======== Material ========
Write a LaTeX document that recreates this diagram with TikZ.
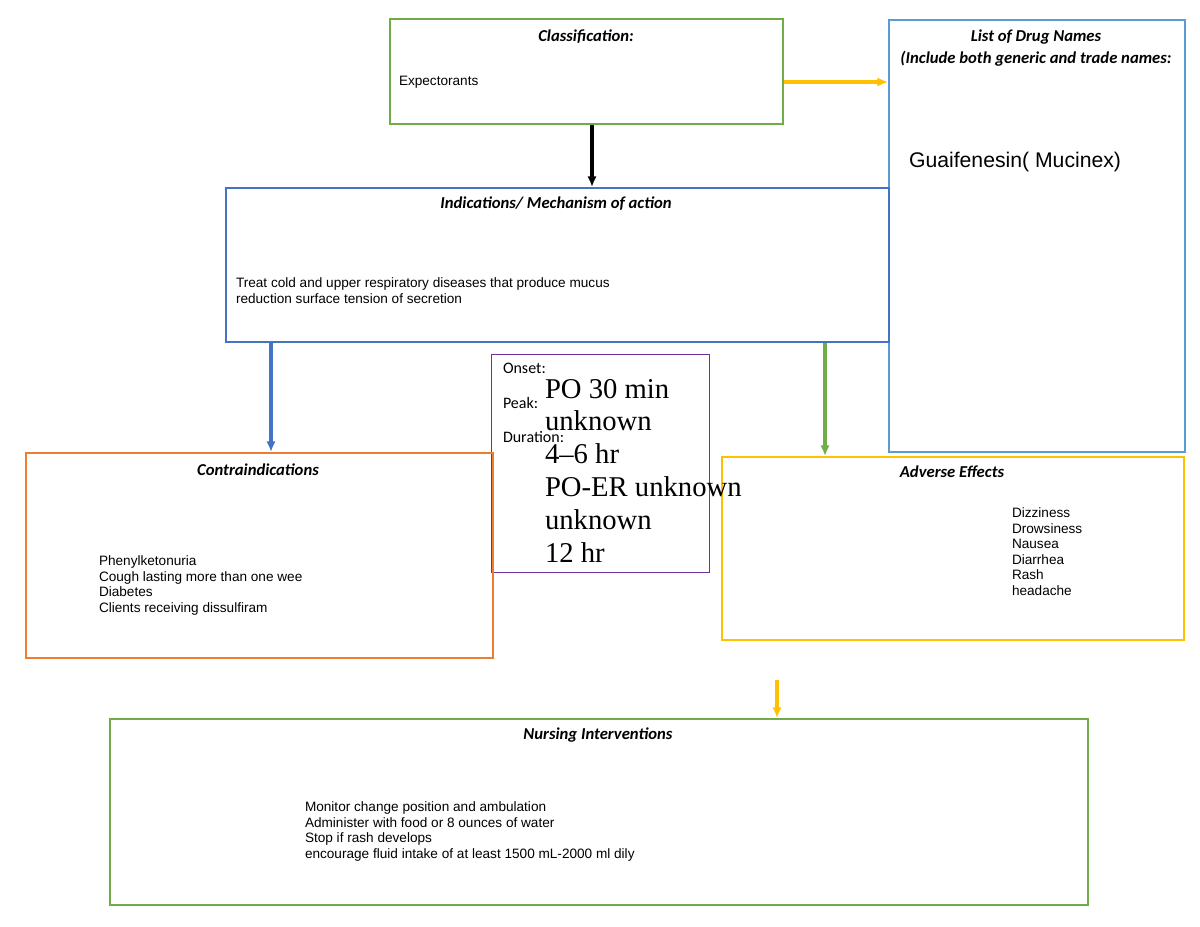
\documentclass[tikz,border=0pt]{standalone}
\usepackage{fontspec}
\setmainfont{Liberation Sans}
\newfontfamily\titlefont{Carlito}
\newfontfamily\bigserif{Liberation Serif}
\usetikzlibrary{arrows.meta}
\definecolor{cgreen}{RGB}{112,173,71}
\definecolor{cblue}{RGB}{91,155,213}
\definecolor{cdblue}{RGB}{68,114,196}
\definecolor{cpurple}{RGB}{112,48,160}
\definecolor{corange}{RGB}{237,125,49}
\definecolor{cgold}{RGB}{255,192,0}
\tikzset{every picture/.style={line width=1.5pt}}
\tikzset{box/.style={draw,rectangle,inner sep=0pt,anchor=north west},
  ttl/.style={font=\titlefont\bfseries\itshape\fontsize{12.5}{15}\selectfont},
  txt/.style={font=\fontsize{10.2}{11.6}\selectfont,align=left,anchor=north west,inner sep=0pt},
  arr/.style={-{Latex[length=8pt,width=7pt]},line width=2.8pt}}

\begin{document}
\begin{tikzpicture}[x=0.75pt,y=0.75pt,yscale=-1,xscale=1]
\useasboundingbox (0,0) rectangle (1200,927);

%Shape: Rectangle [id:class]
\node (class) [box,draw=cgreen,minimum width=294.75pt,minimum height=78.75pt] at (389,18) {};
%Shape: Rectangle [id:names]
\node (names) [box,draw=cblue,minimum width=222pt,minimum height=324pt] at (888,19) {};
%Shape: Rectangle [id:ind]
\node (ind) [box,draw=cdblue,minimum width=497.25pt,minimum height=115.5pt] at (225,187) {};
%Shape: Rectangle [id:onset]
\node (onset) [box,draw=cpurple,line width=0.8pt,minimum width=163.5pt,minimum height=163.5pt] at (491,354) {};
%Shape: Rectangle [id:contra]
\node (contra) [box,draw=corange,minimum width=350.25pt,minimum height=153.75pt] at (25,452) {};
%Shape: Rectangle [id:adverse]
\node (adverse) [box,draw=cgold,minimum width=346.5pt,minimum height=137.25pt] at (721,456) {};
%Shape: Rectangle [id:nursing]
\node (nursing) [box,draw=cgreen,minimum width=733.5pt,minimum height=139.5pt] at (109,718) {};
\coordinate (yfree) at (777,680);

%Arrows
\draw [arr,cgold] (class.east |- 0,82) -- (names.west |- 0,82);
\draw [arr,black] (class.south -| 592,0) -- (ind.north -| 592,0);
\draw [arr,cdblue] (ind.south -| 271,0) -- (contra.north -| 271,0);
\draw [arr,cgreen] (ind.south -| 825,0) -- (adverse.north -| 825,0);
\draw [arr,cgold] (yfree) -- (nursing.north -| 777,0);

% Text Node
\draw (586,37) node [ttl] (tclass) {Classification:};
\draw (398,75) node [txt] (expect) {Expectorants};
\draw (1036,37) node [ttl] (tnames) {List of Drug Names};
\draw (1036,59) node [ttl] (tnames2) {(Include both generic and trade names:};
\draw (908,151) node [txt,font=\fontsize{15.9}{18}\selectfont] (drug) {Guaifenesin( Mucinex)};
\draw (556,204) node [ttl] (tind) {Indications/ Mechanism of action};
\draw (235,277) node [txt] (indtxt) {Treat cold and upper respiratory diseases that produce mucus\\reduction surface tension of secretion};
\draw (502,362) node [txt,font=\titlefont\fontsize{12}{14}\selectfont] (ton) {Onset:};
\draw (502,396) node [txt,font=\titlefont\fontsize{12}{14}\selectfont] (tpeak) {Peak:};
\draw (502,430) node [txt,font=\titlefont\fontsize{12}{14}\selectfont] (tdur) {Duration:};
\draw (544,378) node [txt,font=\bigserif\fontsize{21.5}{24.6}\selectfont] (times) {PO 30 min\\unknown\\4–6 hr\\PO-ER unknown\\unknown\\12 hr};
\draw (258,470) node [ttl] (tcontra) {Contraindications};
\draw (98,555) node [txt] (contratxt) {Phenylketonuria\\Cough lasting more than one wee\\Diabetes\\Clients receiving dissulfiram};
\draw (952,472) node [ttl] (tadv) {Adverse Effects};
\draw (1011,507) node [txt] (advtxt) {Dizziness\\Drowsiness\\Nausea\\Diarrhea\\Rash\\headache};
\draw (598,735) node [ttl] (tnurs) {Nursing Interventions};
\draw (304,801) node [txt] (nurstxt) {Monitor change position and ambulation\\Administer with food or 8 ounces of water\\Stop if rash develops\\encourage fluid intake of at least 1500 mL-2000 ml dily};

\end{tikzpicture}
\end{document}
========
**Required task**: Give an exact reproduction of every line, leaving out any picture.

**Result of the exercise**:
Write a LaTeX document that recreates this diagram with TikZ.
\documentclass[tikz,border=0pt]{standalone}
\usepackage{fontspec}
\setmainfont{Liberation Sans}
\newfontfamily\titlefont{Carlito}
\newfontfamily\bigserif{Liberation Serif}
\usetikzlibrary{arrows.meta}
\definecolor{cgreen}{RGB}{112,173,71}
\definecolor{cblue}{RGB}{91,155,213}
\definecolor{cdblue}{RGB}{68,114,196}
\definecolor{cpurple}{RGB}{112,48,160}
\definecolor{corange}{RGB}{237,125,49}
\definecolor{cgold}{RGB}{255,192,0}
\tikzset{every picture/.style={line width=1.5pt}}
\tikzset{box/.style={draw,rectangle,inner sep=0pt,anchor=north west},
  ttl/.style={font=\titlefont\bfseries\itshape\fontsize{12.5}{15}\selectfont},
  txt/.style={font=\fontsize{10.2}{11.6}\selectfont,align=left,anchor=north west,inner sep=0pt},
  arr/.style={-{Latex[length=8pt,width=7pt]},line width=2.8pt}}

\begin{document}
\begin{tikzpicture}[x=0.75pt,y=0.75pt,yscale=-1,xscale=1]
\useasboundingbox (0,0) rectangle (1200,927);

%Shape: Rectangle [id:class]
\node (class) [box,draw=cgreen,minimum width=294.75pt,minimum height=78.75pt] at (389,18) {};
%Shape: Rectangle [id:names]
\node (names) [box,draw=cblue,minimum width=222pt,minimum height=324pt] at (888,19) {};
%Shape: Rectangle [id:ind]
\node (ind) [box,draw=cdblue,minimum width=497.25pt,minimum height=115.5pt] at (225,187) {};
%Shape: Rectangle [id:onset]
\node (onset) [box,draw=cpurple,line width=0.8pt,minimum width=163.5pt,minimum height=163.5pt] at (491,354) {};
%Shape: Rectangle [id:contra]
\node (contra) [box,draw=corange,minimum width=350.25pt,minimum height=153.75pt] at (25,452) {};
%Shape: Rectangle [id:adverse]
\node (adverse) [box,draw=cgold,minimum width=346.5pt,minimum height=137.25pt] at (721,456) {};
%Shape: Rectangle [id:nursing]
\node (nursing) [box,draw=cgreen,minimum width=733.5pt,minimum height=139.5pt] at (109,718) {};
\coordinate (yfree) at (777,680);

%Arrows
\draw [arr,cgold] (class.east |- 0,82) -- (names.west |- 0,82);
\draw [arr,black] (class.south -| 592,0) -- (ind.north -| 592,0);
\draw [arr,cdblue] (ind.south -| 271,0) -- (contra.north -| 271,0);
\draw [arr,cgreen] (ind.south -| 825,0) -- (adverse.north -| 825,0);
\draw [arr,cgold] (yfree) -- (nursing.north -| 777,0);

% Text Node
\draw (586,37) node [ttl] (tclass) {Classification:};
\draw (398,75) node [txt] (expect) {Expectorants};
\draw (1036,37) node [ttl] (tnames) {List of Drug Names};
\draw (1036,59) node [ttl] (tnames2) {(Include both generic and trade names:};
\draw (908,151) node [txt,font=\fontsize{15.9}{18}\selectfont] (drug) {Guaifenesin( Mucinex)};
\draw (556,204) node [ttl] (tind) {Indications/ Mechanism of action};
\draw (235,277) node [txt] (indtxt) {Treat cold and upper respiratory diseases that produce mucus\\reduction surface tension of secretion};
\draw (502,362) node [txt,font=\titlefont\fontsize{12}{14}\selectfont] (ton) {Onset:};
\draw (502,396) node [txt,font=\titlefont\fontsize{12}{14}\selectfont] (tpeak) {Peak:};
\draw (502,430) node [txt,font=\titlefont\fontsize{12}{14}\selectfont] (tdur) {Duration:};
\draw (544,378) node [txt,font=\bigserif\fontsize{21.5}{24.6}\selectfont] (times) {PO 30 min\\unknown\\4–6 hr\\PO-ER unknown\\unknown\\12 hr};
\draw (258,470) node [ttl] (tcontra) {Contraindications};
\draw (98,555) node [txt] (contratxt) {Phenylketonuria\\Cough lasting more than one wee\\Diabetes\\Clients receiving dissulfiram};
\draw (952,472) node [ttl] (tadv) {Adverse Effects};
\draw (1011,507) node [txt] (advtxt) {Dizziness\\Drowsiness\\Nausea\\Diarrhea\\Rash\\headache};
\draw (598,735) node [ttl] (tnurs) {Nursing Interventions};
\draw (304,801) node [txt] (nurstxt) {Monitor change position and ambulation\\Administer with food or 8 ounces of water\\Stop if rash develops\\encourage fluid intake of at least 1500 mL-2000 ml dily};

\end{tikzpicture}
\end{document}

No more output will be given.